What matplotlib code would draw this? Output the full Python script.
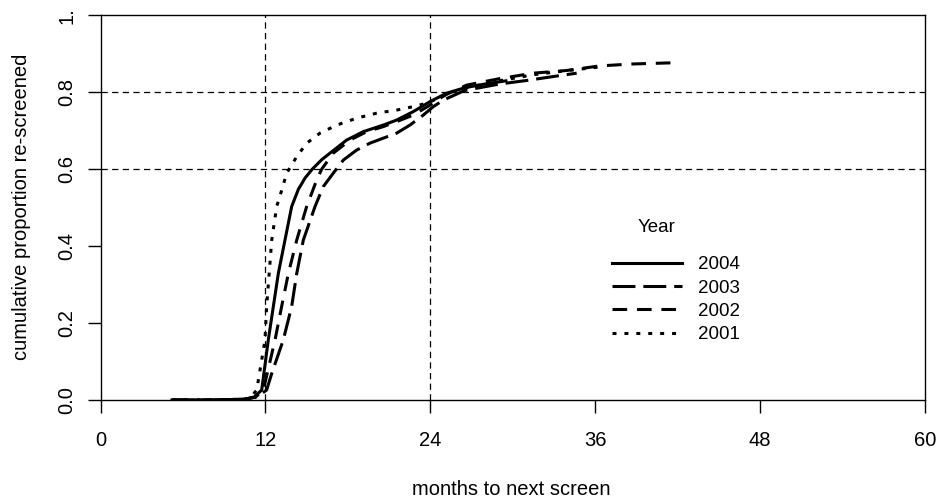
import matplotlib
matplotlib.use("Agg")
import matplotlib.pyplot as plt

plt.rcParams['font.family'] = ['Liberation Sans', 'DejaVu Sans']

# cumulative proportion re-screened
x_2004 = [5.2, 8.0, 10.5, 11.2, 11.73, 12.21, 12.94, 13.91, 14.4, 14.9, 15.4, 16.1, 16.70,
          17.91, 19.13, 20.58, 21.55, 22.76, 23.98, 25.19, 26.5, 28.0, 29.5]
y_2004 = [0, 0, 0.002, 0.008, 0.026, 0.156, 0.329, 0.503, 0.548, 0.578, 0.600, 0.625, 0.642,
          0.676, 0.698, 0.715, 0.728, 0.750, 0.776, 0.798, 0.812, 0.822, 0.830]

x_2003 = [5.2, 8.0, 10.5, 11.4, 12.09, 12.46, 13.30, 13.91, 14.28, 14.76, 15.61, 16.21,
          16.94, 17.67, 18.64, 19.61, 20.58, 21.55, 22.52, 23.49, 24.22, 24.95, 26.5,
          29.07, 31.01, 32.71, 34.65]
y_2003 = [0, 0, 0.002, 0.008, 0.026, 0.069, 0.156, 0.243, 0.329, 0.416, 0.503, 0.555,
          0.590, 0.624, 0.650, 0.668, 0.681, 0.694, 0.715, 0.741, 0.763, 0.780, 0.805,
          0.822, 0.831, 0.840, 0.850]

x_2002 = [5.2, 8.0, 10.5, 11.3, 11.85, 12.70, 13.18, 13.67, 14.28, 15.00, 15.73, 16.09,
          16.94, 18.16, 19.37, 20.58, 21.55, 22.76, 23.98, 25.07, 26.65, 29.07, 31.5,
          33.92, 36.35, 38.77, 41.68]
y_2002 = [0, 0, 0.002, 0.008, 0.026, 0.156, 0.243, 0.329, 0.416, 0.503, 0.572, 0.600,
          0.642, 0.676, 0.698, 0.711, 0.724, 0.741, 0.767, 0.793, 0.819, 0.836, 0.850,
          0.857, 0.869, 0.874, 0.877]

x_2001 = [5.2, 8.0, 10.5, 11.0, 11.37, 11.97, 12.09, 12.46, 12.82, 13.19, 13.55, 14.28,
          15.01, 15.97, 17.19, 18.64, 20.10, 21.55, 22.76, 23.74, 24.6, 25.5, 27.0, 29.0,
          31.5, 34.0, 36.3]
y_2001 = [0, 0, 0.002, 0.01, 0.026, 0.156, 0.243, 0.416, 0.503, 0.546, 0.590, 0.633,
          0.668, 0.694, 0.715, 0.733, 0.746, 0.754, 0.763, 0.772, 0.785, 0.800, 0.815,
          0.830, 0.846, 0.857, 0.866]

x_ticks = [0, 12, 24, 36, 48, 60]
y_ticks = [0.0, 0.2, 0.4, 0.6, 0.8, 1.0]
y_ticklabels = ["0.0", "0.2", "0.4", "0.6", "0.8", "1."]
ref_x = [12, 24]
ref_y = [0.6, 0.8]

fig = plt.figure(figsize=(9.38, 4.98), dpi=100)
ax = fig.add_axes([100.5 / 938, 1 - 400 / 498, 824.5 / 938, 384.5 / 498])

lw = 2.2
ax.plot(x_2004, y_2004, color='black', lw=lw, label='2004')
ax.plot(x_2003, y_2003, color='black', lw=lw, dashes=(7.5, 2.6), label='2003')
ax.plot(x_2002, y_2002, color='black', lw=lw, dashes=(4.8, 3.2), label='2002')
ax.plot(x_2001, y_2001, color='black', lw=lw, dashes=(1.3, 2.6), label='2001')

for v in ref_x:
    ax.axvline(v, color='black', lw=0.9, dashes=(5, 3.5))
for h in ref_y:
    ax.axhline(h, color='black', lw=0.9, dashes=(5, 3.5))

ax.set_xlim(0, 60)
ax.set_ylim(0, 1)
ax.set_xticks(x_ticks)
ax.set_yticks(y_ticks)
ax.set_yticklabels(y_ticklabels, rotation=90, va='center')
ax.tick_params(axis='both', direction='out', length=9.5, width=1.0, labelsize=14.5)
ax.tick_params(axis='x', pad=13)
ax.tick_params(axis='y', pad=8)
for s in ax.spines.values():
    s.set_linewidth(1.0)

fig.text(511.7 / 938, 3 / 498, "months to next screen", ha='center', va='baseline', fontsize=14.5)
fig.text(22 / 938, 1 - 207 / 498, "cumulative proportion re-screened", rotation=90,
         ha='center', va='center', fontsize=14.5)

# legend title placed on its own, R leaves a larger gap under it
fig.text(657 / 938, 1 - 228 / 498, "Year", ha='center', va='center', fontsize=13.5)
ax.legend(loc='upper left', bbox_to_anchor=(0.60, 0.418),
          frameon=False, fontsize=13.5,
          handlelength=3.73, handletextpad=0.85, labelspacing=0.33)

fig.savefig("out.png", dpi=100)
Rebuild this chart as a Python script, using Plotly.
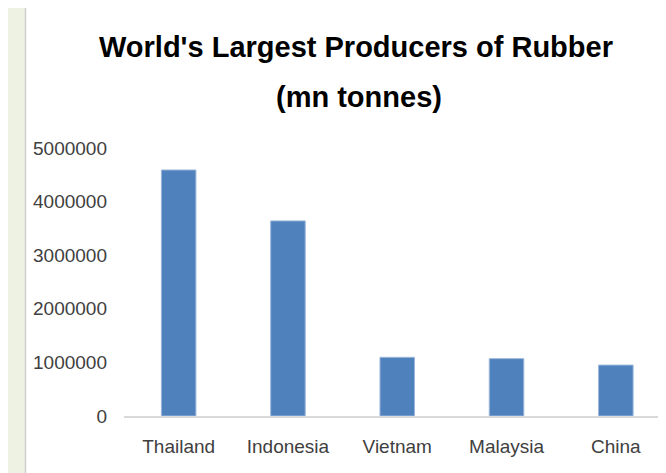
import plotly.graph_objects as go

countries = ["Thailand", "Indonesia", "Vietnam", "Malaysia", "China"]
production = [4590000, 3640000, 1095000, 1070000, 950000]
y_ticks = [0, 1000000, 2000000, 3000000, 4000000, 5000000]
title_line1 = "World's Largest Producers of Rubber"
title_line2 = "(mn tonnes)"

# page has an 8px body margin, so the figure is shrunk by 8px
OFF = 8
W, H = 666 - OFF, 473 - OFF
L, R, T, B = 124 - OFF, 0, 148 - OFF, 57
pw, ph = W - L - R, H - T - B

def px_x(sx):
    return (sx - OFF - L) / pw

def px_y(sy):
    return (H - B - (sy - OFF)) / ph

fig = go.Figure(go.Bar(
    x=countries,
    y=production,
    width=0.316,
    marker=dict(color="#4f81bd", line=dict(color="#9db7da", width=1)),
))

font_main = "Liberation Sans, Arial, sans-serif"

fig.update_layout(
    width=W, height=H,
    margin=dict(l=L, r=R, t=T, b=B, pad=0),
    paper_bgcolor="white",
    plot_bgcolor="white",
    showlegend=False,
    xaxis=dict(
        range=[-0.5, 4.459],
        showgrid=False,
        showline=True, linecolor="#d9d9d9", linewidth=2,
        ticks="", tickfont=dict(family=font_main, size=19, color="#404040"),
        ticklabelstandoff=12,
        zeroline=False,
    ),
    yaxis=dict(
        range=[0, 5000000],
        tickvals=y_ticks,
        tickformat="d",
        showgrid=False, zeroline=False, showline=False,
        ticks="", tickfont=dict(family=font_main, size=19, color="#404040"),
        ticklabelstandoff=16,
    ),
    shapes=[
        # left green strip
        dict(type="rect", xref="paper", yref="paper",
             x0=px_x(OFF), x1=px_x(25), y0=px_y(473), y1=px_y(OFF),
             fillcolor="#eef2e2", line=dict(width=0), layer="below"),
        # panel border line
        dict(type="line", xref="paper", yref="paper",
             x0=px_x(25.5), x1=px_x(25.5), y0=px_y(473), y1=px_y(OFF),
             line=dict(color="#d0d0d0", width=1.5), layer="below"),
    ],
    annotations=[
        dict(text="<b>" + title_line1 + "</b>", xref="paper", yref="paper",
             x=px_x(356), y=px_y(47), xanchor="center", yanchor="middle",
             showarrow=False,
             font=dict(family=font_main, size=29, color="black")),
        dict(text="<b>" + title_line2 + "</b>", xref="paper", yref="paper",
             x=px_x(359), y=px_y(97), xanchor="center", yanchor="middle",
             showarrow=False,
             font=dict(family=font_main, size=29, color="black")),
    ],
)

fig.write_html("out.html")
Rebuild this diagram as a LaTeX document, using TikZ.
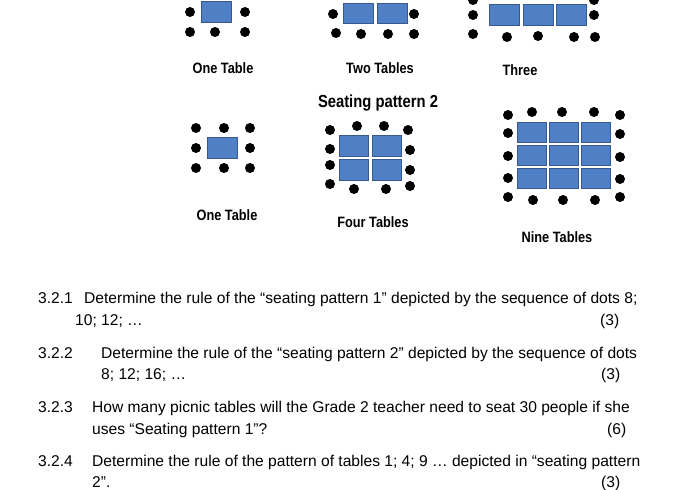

::::

=== WHAT TO PRODUCE ===
Copy exactly the lines running from the beginning of the listing through the line that has "plt.rcParams['font.family'] = ['Liberation". Drop the pictures.

=== SOLUTION TO THE EXERCISE ===
What matplotlib code would draw this? Output the full Python script.
import matplotlib
matplotlib.use("Agg")
import matplotlib.pyplot as plt

plt.rcParams['font.family'] = ['Liberation Sans', 'DejaVu Sans']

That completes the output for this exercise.